Practical Next Steps for Fans and Researchers
To truly understand the depth of this character beyond the surface-level wiki entries, there are a few things you should do:
- Watch the "Grand Game" analysis. There are several deep-dive essays on YouTube that break down the postmodernism of Raiden's journey. It helps bridge the gap between "whiny protagonist" and "philosophical icon."
- Read the Sons of Liberty script. Pay close attention to the final conversation with the AI Colonel and Rosemary. It explains the Patriots' goals for information control, which is scarily accurate to modern data manipulation.
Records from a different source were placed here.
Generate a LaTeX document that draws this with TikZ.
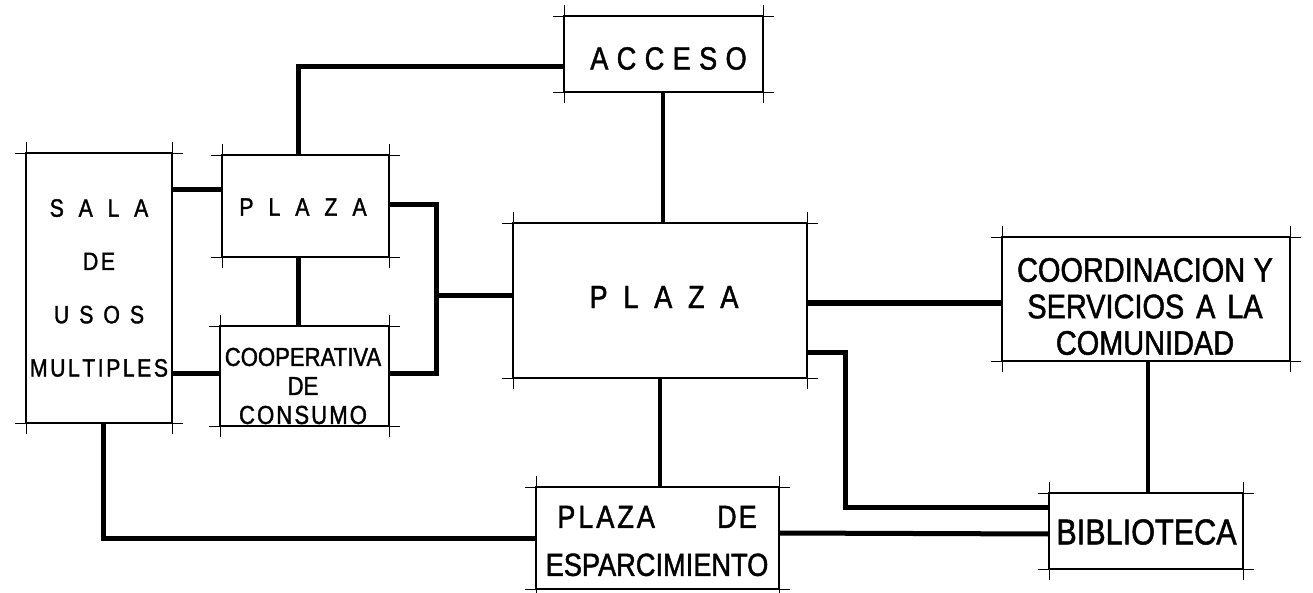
\documentclass[tikz,border=0pt]{standalone}
\usepackage{fontspec}
\setmainfont{Liberation Sans}
\newfontfamily\lett[FakeStretch=0.85,FakeBold=1.4]{Liberation Sans}
\newcommand\lk[1][0.45em]{\kern#1}
\tikzset{
  bx/.style={draw, line width=2.4pt, rectangle, inner sep=0pt, outer sep=0pt},
  ext/.style={line width=0.7pt},
  conn/.style={line width=5pt, line join=miter},
  txt/.style={inner sep=0pt, align=center}
}
\begin{document}
\begin{tikzpicture}[x=1pt,y=-1pt]
\useasboundingbox[fill=white] (0,0) rectangle (1313,593);
% boxes
\node[bx, minimum width=199pt, minimum height=76pt]  (acceso) at (663.5,54) {};
\node[bx, minimum width=146pt, minimum height=270pt] (sala)   at (99,288) {};
\node[bx, minimum width=167pt, minimum height=102pt] (ps)     at (305.5,206) {};
\node[bx, minimum width=169pt, minimum height=100pt] (coop)   at (304.5,376) {};
\node[bx, minimum width=294pt, minimum height=155pt] (pb)     at (660,300.5) {};
\node[bx, minimum width=288pt, minimum height=124pt] (coord)  at (1146,299) {};
\node[bx, minimum width=194pt, minimum height=76pt]  (bib)    at (1146,531) {};
\node[bx, minimum width=243pt, minimum height=102pt] (esp)    at (657.5,538) {};
% drafting extension lines
\foreach \n in {acceso,sala,ps,coop,pb,coord,bib,esp}{
  \draw[ext] ([xshift=-11pt]\n.north west) -- ([xshift=11pt]\n.north east);
  \draw[ext] ([xshift=-11pt]\n.south west) -- ([xshift=11pt]\n.south east);
  \draw[ext] ([yshift=11pt]\n.north west) -- ([yshift=-11pt]\n.south west);
  \draw[ext] ([yshift=11pt]\n.north east) -- ([yshift=-11pt]\n.south east);
}
% texts
\node[txt, font=\lett\fontsize{32}{38}\selectfont] (acceso-t) at (668.5,58.5)
  {A\lk[0.26em]C\lk[0.26em]C\lk[0.26em]E\lk[0.26em]S\lk[0.26em]O};
\node[txt, font=\lett\fontsize{25}{53.3}\selectfont] (sala-t) at (99,288)
  {S\lk[0.59em]A\lk[0.59em]L\lk[0.59em]A\\ D\lk[0.1em]E\\ U\lk[0.4em]S\lk[0.4em]O\lk[0.4em]S\\ M\lk[0.1em]U\lk[0.1em]L\lk[0.1em]T\lk[0.1em]I\lk[0.1em]P\lk[0.1em]L\lk[0.1em]E\lk[0.1em]S};
\node[txt, font=\lett\fontsize{25}{30}\selectfont] (ps-t) at (303,207)
  {P\lk[0.6em]L\lk[0.6em]A\lk[0.6em]Z\lk[0.6em]A};
\node[txt, font=\lett\fontsize{26}{29}\selectfont] (coop-t) at (303,386)
  {COOPERATIVA\\ DE\\ C\lk[0.08em]O\lk[0.08em]N\lk[0.08em]S\lk[0.08em]U\lk[0.08em]M\lk[0.08em]O};
\node[txt, font=\lett\fontsize{32}{38}\selectfont] (pb-t) at (664,297)
  {P\lk[0.49em]L\lk[0.49em]A\lk[0.49em]Z\lk[0.49em]A};
\node[txt, font=\lett\fontsize{34}{36.5}\selectfont] (coord-t) at (1145,306.5)
  {COORDINACION\hspace{0.25em}Y\\ SERVICIOS\hspace{0.35em}A\hspace{0.35em}LA\\ COMUNIDAD};
\node[txt, font=\lett\fontsize{36}{40}\selectfont] (bib-t) at (1146.5,532) {BIBLIOTECA};
\node[txt, font=\lett\fontsize{32}{48}\selectfont] (esp-t) at (657,541)
  {P\lk[0.09em]L\lk[0.09em]A\lk[0.09em]Z\lk[0.09em]A\hspace{1.94em}D\lk[0.06em]E\\ ESPARCIMIENTO};
% connectors
\draw[conn] (sala.east |- 0,190) -- (ps.west |- 0,190);
\draw[conn] (sala.east |- 0,373) -- (coop.west |- 0,373);
\draw[conn] (298,0 |- ps.north) -- (298,67) -- (acceso.west |- 0,67);
\draw[conn] (298,0 |- ps.south) -- (298,0 |- coop.north);
\draw[conn] (ps.east |- 0,205) -- (436,205) -- (436,373) -- (coop.east |- 0,373);
\draw[conn] (436,296) -- (pb.west |- 0,296);
\draw[conn, line width=4pt] (663,0 |- acceso.south) -- (663,0 |- pb.north);
\draw[conn, line width=4pt] (660,0 |- pb.south) -- (660,0 |- esp.north);
\draw[conn] (pb.east |- 0,303) -- (coord.west |- 0,303);
\draw[conn] (pb.east |- 0,352) -- (845,352) -- (845,507) -- (bib.west |- 0,507);
\draw[conn] (esp.east |- 0,533) -- (bib.west |- 0,534);
\draw[conn, line width=3.5pt] (1148,0 |- coord.south) -- (1148,0 |- bib.north);
\draw[conn] (103,0 |- sala.south) -- (103,538) -- (esp.west |- 0,538);
\end{tikzpicture}
\end{document}
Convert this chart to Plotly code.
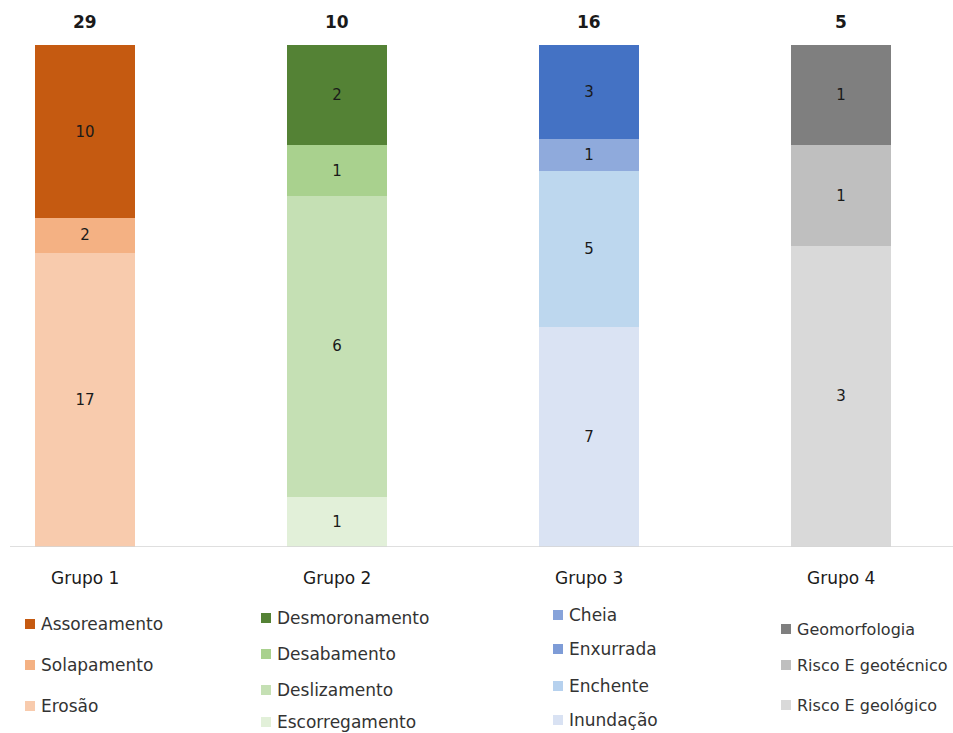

- Play the game without the radar. On higher difficulties, the game forces you to actually look at your surroundings rather than the dots on a screen. It changes how you perceive Raiden's vulnerability.
- Compare the "Jack the Ripper" persona. Look at how his child soldier past is hinted at in MGS2 compared to how it’s fully embraced in Metal Gear Rising. It shows a tragic arc of a man who keeps trying to escape his nature only to be pulled back in by the world's need for violence.
Raiden remains one of the most misunderstood characters in the medium. He wasn't a replacement for Snake; he was a mirror held up to the player. Whether you love him or hate him, you can't deny that Metal Gear Solid 2 wouldn't be the masterpiece it is without him.